My wife and I bought two puppies a couple of years ago and started collecting information on how to raise them. Nearly every author recommended crate training, and then had to take time to defend the idea. Apparently they had heard lots of people protest that confining an animal overnight seems cruel. But dogs are not people. They are denning animals and find crates homey and comforting, especially when we put blankets over them to make it nice and dark.
Sure enough, two years later our dogs still sleep in their crates. Bed time comes and we walk together into the bedroom. The dogs go into their crates without hesitation. We latch the gates, and everyone sleeps. In the morning, we let them out and have to remember to put a gate across the bedroom door so they can’t get back in. Woofgang will just take all his bedding out and scatter it all over the place, but Suzy will likely put herself back to bed and hide at the back of the crate.
What a contrast with people, whose attitude seems to be summed up nicely in the song “Don’t Fence Me In!” We want to come and go as we please, with no restrictions. We punish criminals by putting them in a small enclosed space and shutting the gate.What seems homey and comforting to a dog seems confining and unpleasant to people.
And so what are we supposed to make of Psalm 139:5? “You have hedged me behind and before and laid you hand upon me. (NKJV)” Sound like the long arm of the law has reached out and grabbed us. It makes sense, then, that verse 7 asks, “Where can I go from your Spirit? Where can I flee from your presence?”
Perhaps we should think more like a dog here. We might like to roam far and wide without restraint, but the world is a dangerous place. Literally and figuratively, it is full of wild beasts, raging rivers, and rugged terrain with steep drops. Where, in our roaming the earth, do we find a place of safety and protection?
Think of all the dangers in your life, the wild beasts you face at work or in the neighborhood, for example, or all the obstacles and hidden dangers you face just getting from one place to another, either in your car or as you try to work out your plans. Look at the verse again and see that God provides that safety precisely by hemming us in,as the NIV puts it, and keeping his hand on us. Think of a loving parent placing limits on a child, holding hands for a walk through the parking lot–whether the child want to hold hands just then or not.

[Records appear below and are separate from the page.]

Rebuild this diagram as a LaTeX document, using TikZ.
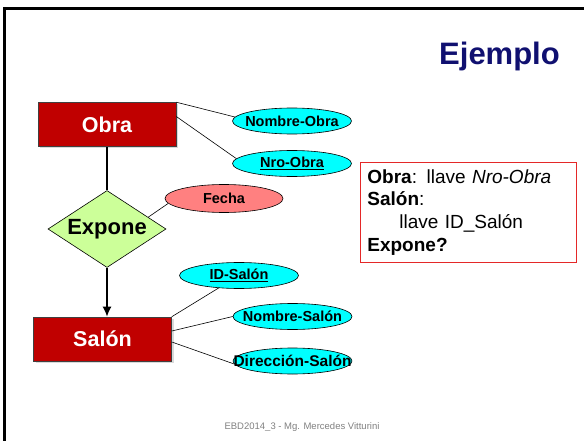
\documentclass[tikz,border=0pt]{standalone}
\usepackage{fontspec}
\setmainfont{Liberation Sans}
\usepackage{xcolor}
\usepackage{tikz}
\usetikzlibrary{positioning,shapes,arrows,arrows.meta,shadows}
\definecolor{entred}{RGB}{192,0,0}
\definecolor{atrcyan}{RGB}{0,255,255}
\definecolor{relgreen}{RGB}{204,255,153}
\definecolor{fechared}{RGB}{255,128,128}
\definecolor{titleblue}{RGB}{16,16,112}
\definecolor{boxred}{RGB}{228,40,40}
\newcommand{\lbl}[1]{\makebox[0pt]{#1}}

\begin{document}
\begin{tikzpicture}[x=1pt,y=-1pt]
    \tikzstyle{ent} = [rectangle, draw=black!75, line width=0.6pt,
    fill=entred, text=white, minimum width=138pt, minimum
    height=44pt, font=\fontsize{21.5}{24}\selectfont\bfseries,
    drop shadow={shadow xshift=2pt,shadow yshift=-2pt,opacity=0.3}]
    \tikzstyle{atr} = [ellipse, draw, line width=0.6pt, fill=atrcyan,
    minimum width=119pt, minimum height=26pt, inner sep=0pt,
    font=\fontsize{14.5}{16}\selectfont\bfseries]
    \tikzstyle{rel} = [diamond, aspect=1.53, draw, line width=0.6pt,
    fill=relgreen, minimum width=118pt, minimum height=77pt, inner
    sep=0pt, font=\fontsize{22}{24}\selectfont\bfseries]
    \tikzstyle{lnk} = [line width=0.6pt]
    \tikzstyle{card} = [line width=1.5pt]
    \useasboundingbox (0,0) rectangle (584,441);
    % marco de la diapositiva
    \draw[line width=3.3pt] (4.8,441) -- (4.8,8.5) -- (584,8.5);
    \node[text=titleblue, font=\fontsize{31}{34}\selectfont\bfseries,
    anchor=base] (titulo) at (499.5,65) {Ejemplo};
    % entidades y relacion
    \node[ent] (obra) at (107,124.5) {Obra};
    \node[rel] (expone) at (107,229) {Expone};
    \node[ent] (salon) at (102.5,339) {Salón};
    % atributos
    \node[atr] (nombreobra) at (292,121) {\lbl{Nombre-Obra}};
    \node[atr] (nroobra) at (292,163.5) {\lbl{\underline{Nro-Obra}}};
    \node[atr, fill=fechared, minimum width=118pt, minimum
    height=28pt] (fecha) at (224,198.5) {\lbl{Fecha}};
    \node[atr] (idsalon) at (239,275.5) {\lbl{\underline{ID-Salón}}};
    \node[atr] (nombresalon) at (292.5,316.5) {\lbl{Nombre-Salón}};
    \node[atr, font=\fontsize{15.5}{17}\selectfont\bfseries]
    (direccion) at (292.5,361) {\lbl{Dirección-Salón}};
    \draw[lnk] (obra.north east) -- (nombreobra.176);
    \draw[lnk] ([yshift=8pt]obra.east) -- (nroobra.175);
    \draw[lnk] (expone.16) -- (fecha.185);
    \draw[lnk] (salon.north east) -- (idsalon);
    \draw[lnk] ([yshift=8pt]salon.east) -- (nombresalon.west);
    \draw[lnk] ([yshift=-3pt]salon.east) -- (direccion.183);
    \draw[card] (obra.south) -- (expone.north);
    \draw[card,-{Latex[length=10pt,width=9pt]}] (expone.south) --
    (expone.south |- salon.north);
    % nota
    \node[draw=boxred, line width=0.8pt, anchor=north west, text
    width=202pt, inner xsep=7pt, inner ysep=7pt,
    font=\fontsize{19}{22.7}\selectfont] (nota) at (360,162)
    {\textbf{Obra}: llave \textit{Nro-Obra}\\ \textbf{Salón}:\\
      \hspace*{32pt}llave ID\_Salón\\ \textbf{Expone?}};
    \node[text=black!50, font=\fontsize{9.5}{11}\selectfont] (pie)
    at (302,427) {EBD2014\_3 - Mg. Mercedes Vitturini};
  \end{tikzpicture}
\end{document}
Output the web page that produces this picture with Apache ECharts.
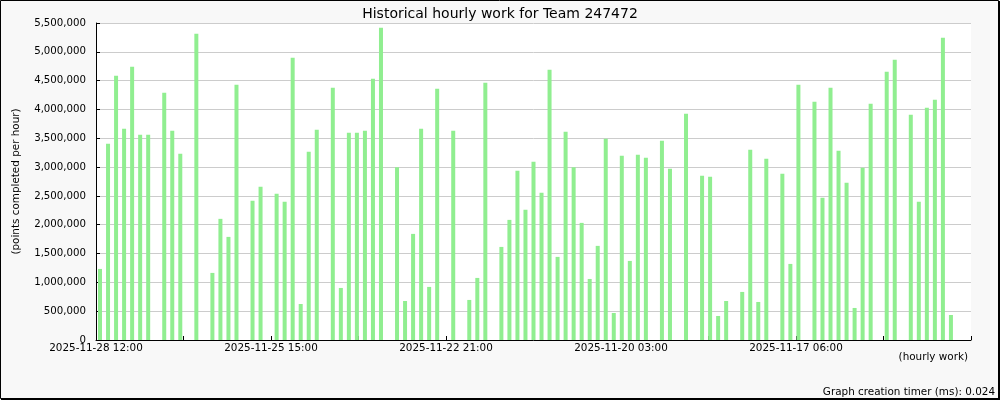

The demanding boss or the cranky neighbor can bark and growl all they want. With God holding out hands–and perhaps preventing both them and us from saying or doing anything stupid in a temptation to conflict–they cannot hurt us. With God putting a hedge in front of us, we can’t rush out into traffic and get hit.

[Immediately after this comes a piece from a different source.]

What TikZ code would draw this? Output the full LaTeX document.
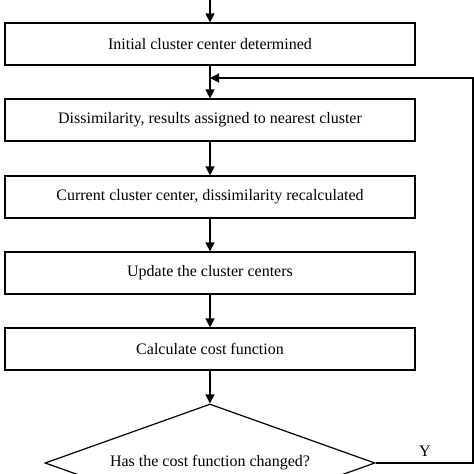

With all the protection and comfort God wants to provide, why would we want to flee from his presence? Yet we all do. In the short term, we’re pretty good at it. We run far enough away to get into real trouble. Fortunately, we can’t possibly run far enough away that God cannot find us. God’s prevenient grace extends even to unbelievers, who cannot get so far from God that they cannot turn to him for salvation.
That hedge that seemed so confining? Praise God for it.